Federal Arbitration Act Preemption
The court addressed whether the Federal Arbitration Act (FAA) preempted California's application of unconscionability doctrine. The FAA mandates that arbitration agreements be as enforceable as other contracts, except on grounds that exist for revoking any contract. However, the court concluded that California's unconscionability doctrine did not single out arbitration agreements for special treatment but applied universally to all contracts. This general applicability meant that the FAA did not preempt the state's ability to declare the arbitration clause unenforceable.
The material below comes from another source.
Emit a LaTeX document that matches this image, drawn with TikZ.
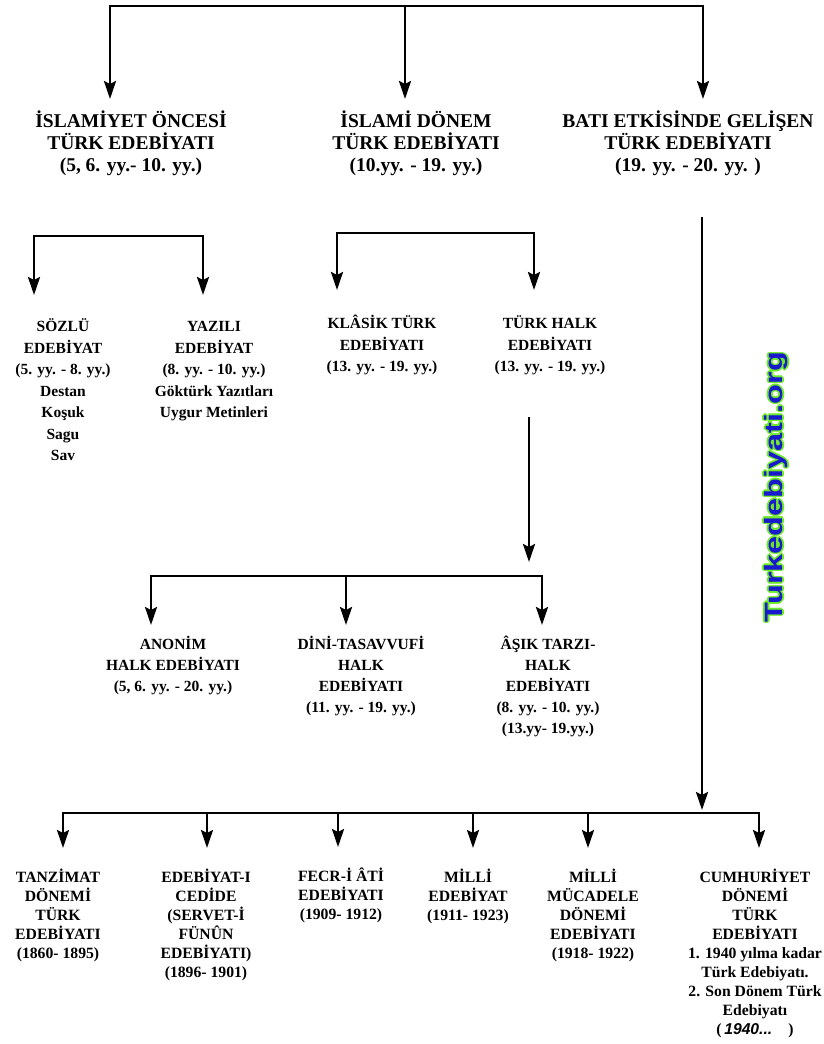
\documentclass[tikz,border=0pt]{standalone}
\usepackage{fontspec}
\setmainfont{Liberation Serif}
\newfontfamily\wmfont{Liberation Sans}
\usetikzlibrary{arrows.meta}

\definecolor{wmgreen}{RGB}{110,235,40}
\definecolor{wmblue}{RGB}{25,25,205}

\begin{document}
\begin{tikzpicture}[x=1pt, y=-1pt,
        bar/.style={line width=2.5pt, line cap=rect},
        arr/.style={line width=2.5pt, -{Stealth[length=18pt, width=12pt, inset=3pt]}},
        head/.style={font=\bfseries\fontsize{19.5}{22}\selectfont, align=center, anchor=north, inner sep=0pt},
        sub/.style={font=\bfseries\fontsize{15.5}{21.5}\selectfont, align=center, anchor=north, inner sep=0pt},
        halkrow/.style={font=\bfseries\fontsize{15.5}{21}\selectfont, align=center, anchor=north, inner sep=0pt},
        low/.style={font=\bfseries\fontsize{15.7}{19}\selectfont, align=center, anchor=north, inner sep=0pt},
        wm/.style={font=\wmfont\bfseries\fontsize{25}{25}\selectfont, rotate=90, inner sep=0pt}]
        \useasboundingbox (0,0) rectangle (824,1044);

        % main periods
        \node[head] (oncesi) at (131,111) {İSLAMİYET ÖNCESİ\\TÜRK EDEBİYATI\\(5, 6. yy.- 10. yy.)};
        \node[head] (islami) at (416,111) {İSLAMİ DÖNEM\\TÜRK EDEBİYATI\\(10.yy. - 19. yy.)};
        \node[head] (bati) at (688,111) {BATI ETKİSİNDE GELİŞEN\\TÜRK EDEBİYATI\\(19. yy. - 20. yy. )};

        \coordinate (t1) at (110,6);
        \coordinate (t2) at (405,6);
        \coordinate (t3) at (703,6);
        \draw[bar] (t1) -- (t3);
        \draw[arr, shorten >=12pt] (t1) -- (t1 |- oncesi.north);
        \draw[arr, shorten >=12pt] (t2) -- (t2 |- islami.north);
        \draw[arr, shorten >=12pt] (t3) -- (t3 |- bati.north);

        % before islam
        \node[sub] (sozlu) at (63,318.5) {SÖZLÜ\\EDEBİYAT\\(5. yy. - 8. yy.)\\Destan\\Koşuk\\Sagu\\Sav};
        \node[sub] (yazili) at (214,321.5) {YAZILI\\EDEBİYAT\\(8. yy. - 10. yy.)\\Göktürk Yazıtları\\Uygur Metinleri};

        \coordinate (s1) at (34,236);
        \coordinate (s2) at (203,236);
        \draw[bar] (s1) -- (s2);
        \draw[arr, shorten >=23.5pt] (s1) -- (s1 |- sozlu.north);
        \draw[arr, shorten >=26.5pt] (s2) -- (s2 |- yazili.north);

        % islamic period
        \node[sub] (klasik) at (382,315) {KLÂSİK TÜRK\\EDEBİYATI\\(13. yy. - 19. yy.)};
        \node[sub] (halk) at (550,315.5) {TÜRK HALK\\EDEBİYATI\\(13. yy. - 19. yy.)};

        \coordinate (m1) at (337,233);
        \coordinate (m2) at (534,233);
        \draw[bar] (m1) -- (m2);
        \draw[arr, shorten >=25pt] (m1) -- (m1 |- klasik.north);
        \draw[arr, shorten >=25.5pt] (m2) -- (m2 |- halk.north);

        % folk literature
        \node[halkrow] (anonim) at (173,636.5) {ANONİM\\HALK EDEBİYATI\\(5, 6. yy. - 20. yy.)};
        \node[halkrow] (dini) at (361,636.5) {DİNİ-TASAVVUFİ\\HALK\\EDEBİYATI\\(11. yy. - 19. yy.)};
        \node[halkrow] (asik) at (548,635.5) {ÂŞIK TARZI-\\HALK\\EDEBİYATI\\(8. yy. - 10. yy.)\\(13.yy- 19.yy.)};

        \coordinate (hk) at (529,417);
        \coordinate (k1) at (151,576);
        \coordinate (k2) at (346,576);
        \coordinate (k3) at (542,576);
        \draw[arr, shorten >=14pt] (hk) -- (hk |- k1);
        \draw[bar] (k1) -- (k3);
        \draw[arr, shorten >=11.5pt] (k1) -- (k1 |- anonim.north);
        \draw[arr, shorten >=11.5pt] (k2) -- (k2 |- dini.north);
        \draw[arr, shorten >=10.5pt] (k3) -- (k3 |- asik.north);

        % western influence
        \node[low] (tanzimat) at (58,868.5) {TANZİMAT\\DÖNEMİ\\TÜRK\\EDEBİYATI\\(1860- 1895)};
        \node[low] (cedide) at (206,868.5) {EDEBİYAT-I\\CEDİDE\\(SERVET-İ\\FÜNÛN\\EDEBİYATI)\\(1896- 1901)};
        \node[low] (fecr) at (341,867.5) {FECR-İ ÂTİ\\EDEBİYATI\\(1909- 1912)};
        \node[low] (milli) at (468,868.5) {MİLLİ\\EDEBİYAT\\(1911- 1923)};
        \node[low] (mucadele) at (593,868.5) {MİLLİ\\MÜCADELE\\DÖNEMİ\\EDEBİYATI\\(1918- 1922)};
        \node[low] (cumhuriyet) at (755,868.5) {CUMHURİYET\\DÖNEMİ\\TÜRK\\EDEBİYATI\\1. 1940 yılma kadar\\Türk Edebiyatı.\\2. Son Dönem Türk\\Edebiyatı\\(\,{\wmfont\itshape 1940...}\hspace{16pt})};

        \coordinate (bt) at (702,217);
        \coordinate (b1) at (63,813);
        \coordinate (b2) at (207,813);
        \coordinate (b3) at (338,813);
        \coordinate (b4) at (473,813);
        \coordinate (b5) at (588,813);
        \coordinate (b6) at (759,813);
        \draw[arr, shorten >=3pt] (bt) -- (bt |- b1);
        \draw[bar] (b1) -- (b6);
        \foreach \i/\n in {1/tanzimat, 2/cedide, 3/fecr, 4/milli, 5/mucadele, 6/cumhuriyet}
            \draw[arr, shorten >=20.5pt] (b\i) -- (b\i |- \n.north);

        % site mark
        \foreach \dx/\dy in {-1.6/0, 1.6/0, 0/-1.6, 0/1.6, -1.1/-1.1, 1.1/1.1, -1.1/1.1, 1.1/-1.1}
            \node[wm, text=wmgreen] at (776+\dx,487+\dy) {\scalebox{1.3}[1]{Turkedebiyati.org}};
        \node[wm, text=wmblue] (site) at (776,487) {\scalebox{1.3}[1]{Turkedebiyati.org}};
    \end{tikzpicture}
\end{document}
Therefore, the court's application of the unconscionability doctrine was consistent with the FAA's allowance for contract revocation based on general legal or equitable grounds.
Conclusion
In conclusion, the court held that the arbitration clause was both procedurally and substantively unconscionable, violating public policy and unjustly favoring Supercuts. The clause's terms were overwhelmingly one-sided, restricting employee rights and remedies while allowing Supercuts to retain broader litigation options and remedies. The court invalidated the clause in its entirety due to its unconscionable nature, affirming that the Federal Arbitration Act did not preempt the application of state law concerning unconscionable contracts. The decision underscored the need for arbitration agreements to be fair and balanced, ensuring that they do not disproportionately benefit one party over the other.